Let's try: $f(-x) = -3(-x)^3(-x-1)^2(-x+3)$.
This simplifies to $3x^3(x+1)^2(-(x-3))$.
This is not the same as $f(x)$. So, no y-axis symmetry.
* **Origin symmetry:** Imagine rotating the graph 180 degrees around the point (0,0). Does it match up? For this to happen, $f(-x)$ has to be the exact opposite of $f(x)$, meaning $f(-x) = -f(x)$.
We already found $f(-x)$. Let's find $-f(x)$:
$-f(x) = -[-3 x^{3}(x-1)^{2}(x+3)] = 3 x^{3}(x-1)^{2}(x+3)$.

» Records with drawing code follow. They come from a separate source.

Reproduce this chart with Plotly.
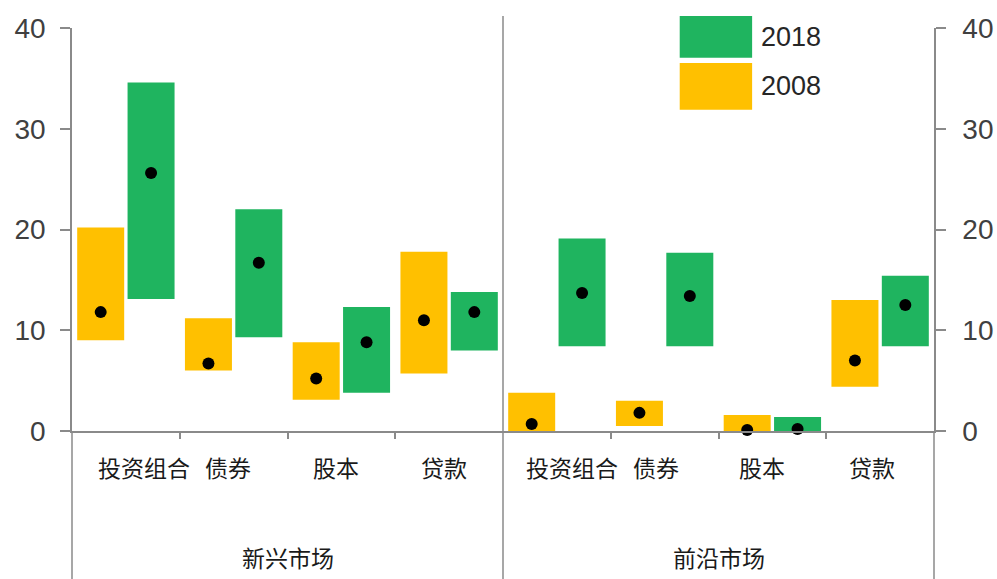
import plotly.graph_objects as go

groups = ["新兴市场", "前沿市场"]
categories = ["投资组合", "债券", "股本", "贷款"]
years = ["2008", "2018"]

# 区间（低-高）与中位数，单位：%
low_2008 = [9.0, 6.0, 3.1, 5.7, 0.0, 0.5, 0.0, 4.4]
high_2008 = [20.2, 11.2, 8.8, 17.8, 3.8, 3.0, 1.6, 13.0]
mid_2008 = [11.8, 6.7, 5.2, 11.0, 0.7, 1.8, 0.1, 7.0]

low_2018 = [13.1, 9.3, 3.8, 8.0, 8.4, 8.4, 0.0, 8.4]
high_2018 = [34.6, 22.0, 12.3, 13.8, 19.1, 17.7, 1.4, 15.4]
mid_2018 = [25.6, 16.7, 8.8, 11.8, 13.7, 13.4, 0.2, 12.5]

colors = {"2008": "#FFC000", "2018": "#1FB45F"}
axis_col = "#8a8a8a"
cjk = "Noto Sans CJK SC"
latin = "Liberation Sans, Arial"

labels = categories * len(groups)
xs = list(range(len(labels)))

series = {
    "2008": (low_2008, high_2008, mid_2008),
    "2018": (low_2018, high_2018, mid_2018),
}

fig = go.Figure()
for yr in years:
    lo, hi, mid = series[yr]
    fig.add_trace(go.Bar(
        x=xs, y=[h - l for h, l in zip(hi, lo)], base=lo, name=yr,
        marker=dict(color=colors[yr], line_width=0), offsetgroup=yr,
        showlegend=False))
for yr in years:
    lo, hi, mid = series[yr]
    fig.add_trace(go.Scatter(
        x=xs, y=mid, mode="markers", offsetgroup=yr, cliponaxis=False,
        marker=dict(color="black", size=12), showlegend=False))
# 右侧坐标轴
fig.add_trace(go.Scatter(x=[0], y=[0], yaxis="y2", mode="markers",
                         marker=dict(opacity=0), showlegend=False, hoverinfo="skip"))

tick_font = dict(family=latin, size=28, color="#404040")
fig.update_layout(
    width=997, height=579,
    margin=dict(l=72, r=63, t=28, b=148, autoexpand=False),
    paper_bgcolor="white", plot_bgcolor="white",
    barmode="group", scattermode="group",
    bargap=0.065, bargroupgap=0.067,
    xaxis=dict(range=[-0.5, 7.5], showline=True, linecolor=axis_col, linewidth=1.5,
               showgrid=False, zeroline=False, showticklabels=False,
               tickvals=[], ticks="",
               minor=dict(tickvals=[0.5, 1.5, 2.5, 4.5, 5.5, 6.5], ticks="outside",
                          ticklen=6, tickcolor=axis_col, tickwidth=1.5)),
    yaxis=dict(range=[0, 40], tickvals=[0, 10, 20, 30, 40], showline=True,
               linecolor=axis_col, linewidth=1.5, ticks="outside", ticklen=10,
               tickcolor=axis_col, tickwidth=1.5, showgrid=False, zeroline=False,
               automargin=False, ticklabelstandoff=9, tickfont=tick_font),
    yaxis2=dict(range=[0, 40], overlaying="y", side="right", tickvals=[0, 10, 20, 30, 40],
                showline=True, linecolor=axis_col, linewidth=1.5, ticks="outside",
                ticklen=10, tickcolor=axis_col, tickwidth=1.5, showgrid=False,
                zeroline=False, automargin=False, ticklabelstandoff=11,
                tickfont=tick_font),
)

# 轴线向下延伸与中间分隔线
bottom = -0.37
for xv in [0, 1]:
    fig.add_shape(type="line", xref="paper", yref="paper", x0=xv, x1=xv, y0=bottom, y1=0,
                  line=dict(color=axis_col, width=1.5))
fig.add_shape(type="line", xref="x", yref="paper", x0=3.5, x1=3.5, y0=bottom, y1=1.03,
              line=dict(color=axis_col, width=1.5))

# 类别标签
label_dx = [18, -6, -5, -5, 15, -9, -10, -8]
for xv, lab, dx in zip(xs, labels, label_dx):
    fig.add_annotation(x=xv, xref="x", y=-0.09, yref="paper", text=lab, showarrow=False,
                       xshift=dx, yanchor="middle",
                       font=dict(family=cjk, size=23, color="#1a1a1a"))
# 分组标签
for i, g in enumerate(groups):
    fig.add_annotation(x=i * 4 + 1.5, xref="x", y=-0.313, yref="paper", text=g,
                       showarrow=False, yanchor="middle",
                       font=dict(family=cjk, size=23, color="#1a1a1a"))

# 图例
legend_items = [("2018", 0.926, 1.030), ("2008", 0.797, 0.913)]
for yr, y0, y1 in legend_items:
    fig.add_shape(type="rect", xref="paper", yref="paper", x0=0.705, x1=0.789,
                  y0=y0, y1=y1, fillcolor=colors[yr], line_width=0)
    fig.add_annotation(x=0.797, xref="paper", y=(y0 + y1) / 2, yref="paper", text=yr,
                       showarrow=False, xanchor="left", yanchor="middle",
                       font=dict(family=latin, size=27, color="#262626"))

fig.write_html("out.html", config={"displayModeBar": False},
               post_script="document.body.style.margin='0';")
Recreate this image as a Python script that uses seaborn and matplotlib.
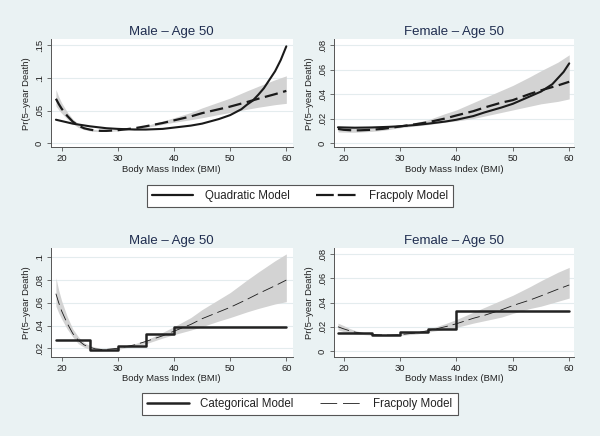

Our $f(-x)$ (which was $3x^3(x+1)^2(-(x-3))$) is not the same as $-f(x)$. So, no origin symmetry.
Therefore, the graph has neither y-axis symmetry nor origin symmetry.

**e. Maximum number of turning points**
The "degree" of the polynomial is the highest power of x, which we found in part (a) to be 6.
The maximum number of turning points a polynomial graph can have is always one less than its degree.
So, for a degree 6 polynomial, the maximum number of turning points is $6 - 1 = 5$. This helps us know if a hand-drawn graph looks about right.